Annual Recurring Revenue is a metric focused solely on the predictable, recurring revenue stream on an annualized basis. ARR explicitly excludes all non-recurring, one-time fees, such as implementation or setup charges. This exclusion is the fundamental difference between ARR and TCV.
The $190,000 TCV contract included $10,000 in one-time fees, but the ARR for that same contract is $60,000. ARR only captures the $5,000 MRR multiplied by 12 months. Financial analysts use ARR to gauge the size and growth trajectory of the predictable, subscription-based income base.
TCV includes the one-time fees, presenting a more holistic picture of the initial customer spend.
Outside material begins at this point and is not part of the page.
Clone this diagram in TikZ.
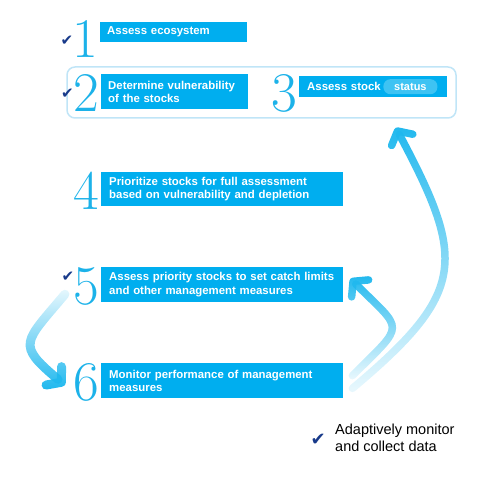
\documentclass[tikz,border=0pt]{standalone}
\usepackage{fontspec}
\setsansfont{Liberation Sans}
\newfontfamily\checkfont{DejaVu Sans}
\usepackage{xcolor}
\usepackage{tikz}
\usetikzlibrary{positioning, arrows.meta, fadings}

\definecolor{boxblue}{RGB}{0,174,239}
\definecolor{numblue}{RGB}{28,178,233}
\definecolor{frameblue}{RGB}{192,229,247}
\definecolor{pillblue}{RGB}{62,195,243}
\definecolor{checknavy}{RGB}{24,58,138}
\definecolor{cycleblue}{RGB}{32,184,238}

\tikzfading[name=fadeup, bottom color=transparent!90, middle color=transparent!10, top color=transparent!0]
\tikzfading[name=fadedown, top color=transparent!88, middle color=transparent!10, bottom color=transparent!0]

\begin{document}
\begin{tikzpicture}[
    x=1pt, y=1pt,
    stepbox/.style={fill=boxblue, text=white, anchor=north west, align=left, inner xsep=7pt, inner ysep=2pt,
        font=\sffamily\bfseries\fontsize{11.4}{13.3}\selectfont},
    num/.style={text=numblue, anchor=north east, inner sep=0pt, font=\rmfamily\fontsize{56}{56}\selectfont},
    checkmark/.style={text=checknavy, inner sep=0pt, font=\checkfont\fontsize{15}{15}\selectfont},
    group/.style={draw=frameblue, line width=1.5pt, rounded corners=8pt, minimum width=389pt, minimum height=51pt},
    pill/.style={fill=pillblue, text=white, rounded corners=7pt, minimum width=54pt, minimum height=15pt, inner sep=0pt,
        font=\sffamily\bfseries\fontsize{11}{13}\selectfont},
    note/.style={align=left, inner sep=0pt, font=\sffamily\fontsize{14.5}{17}\selectfont},
    cyclearrow/.style={draw=cycleblue, line width=#1, line cap=round,
        -{Straight Barb[length=10pt, width=24pt, line width=#1, round]}},
    cyclearrow/.default=7.5pt
]
\useasboundingbox (0,0) rectangle (487,477);

\node[group] (grp) at (261.5,384.5) {};

\node[stepbox, text width=133pt, minimum height=20pt] (b1) at (100,455) {Assess ecosystem};
\node[stepbox, text width=133pt, minimum height=35pt] (b2) at (101,403) {Determine vulnerability\\of the stocks};
\node[stepbox, text width=134pt, minimum height=21pt] (b3) at (299,401) {\hspace{1pt}Assess stock};
\node[pill] (st) at ([xshift=-37pt]b3.east) {status};
\node[stepbox, text width=228pt, minimum height=34pt] (b4) at (101,305) {\hspace{1pt}Prioritize stocks for full assessment\\\hspace{1pt}based on vulnerability and depletion};
\node[stepbox, text width=228pt, minimum height=35pt] (b5) at (101,210) {\hspace{1pt}Assess priority stocks to set catch limits\\\hspace{1pt}and other management measures};
\node[stepbox, text width=228pt, minimum height=35pt] (b6) at (101,114) {\hspace{1pt}Monitor performance of management\\\hspace{1pt}measures};

\node[num] (n1) at ([xshift=-2pt, yshift=2pt]b1.north west) {1};
\node[num] (n2) at ([xshift=-2pt]b2.north west) {2};
\node[num] (n3) at ([xshift=-2pt, yshift=2pt]b3.north west) {3};
\node[num] (n4) at ([xshift=-2pt]b4.north west) {4};
\node[num] (n5) at ([xshift=-2pt]b5.north west) {5};
\node[num] (n6) at ([xshift=-2pt]b6.north west) {6};

\node[checkmark, left=-1.5pt of n1, yshift=-2pt] (c1) {✔};
\node[checkmark, left=-1pt of n2, yshift=-1.5pt] (c2) {✔};
\node[checkmark, left=-1.5pt of n5, yshift=9pt] (c5) {✔};

\node[note, anchor=west] (adapt) at (335,39) {Adaptively monitor\\and collect data};
\node[checkmark, left=9pt of adapt, yshift=-2pt, font=\checkfont\fontsize{18}{18}\selectfont] (c0) {✔};

\draw[cyclearrow, path fading=fadeup] ([xshift=9pt, yshift=10pt]b6.south east)
    to[out=40, in=-62, looseness=1.45] ([xshift=-61pt, yshift=-9pt]grp.south east);
\draw[cyclearrow, path fading=fadeup] ([xshift=9pt, yshift=5pt]b6.east)
    to[out=45, in=-45, looseness=2] ([xshift=7pt, yshift=6pt]b5.east);
\draw[cyclearrow=9pt, path fading=fadedown] ([xshift=-8pt, yshift=11pt]n5.south west)
    to[out=-130, in=140, looseness=1.8] ([xshift=-8pt, yshift=-3pt]n6.west);
\end{tikzpicture}
\end{document}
This makes TCV a metric for assessing the immediate capital generated from a new deal. ARR, conversely, evaluates the long-term, stable cash flow of the business.
Monthly Recurring Revenue is the smallest and most granular unit among the recurring revenue metrics. MRR is the normalized, predictable revenue generated from all active subscriptions in a single calendar month. It is the core building block for both ARR and TCV.
MRR is used to track short-term changes in the subscription base, such as monthly churn or expansion revenue. TCV aggregates the MRR over the entire term and adds the non-recurring fees. The TCV metric offers a macro view of the customer relationship, while MRR offers a micro view of the current billing cycle.
A business may have a stable MRR but a declining TCV if the sales team is consistently signing shorter-term contracts. The relationship between these metrics is symbiotic, as the MRR dictates the recurring component of both ARR and TCV. All three metrics are necessary for a complete understanding of a subscription company’s financial dynamics.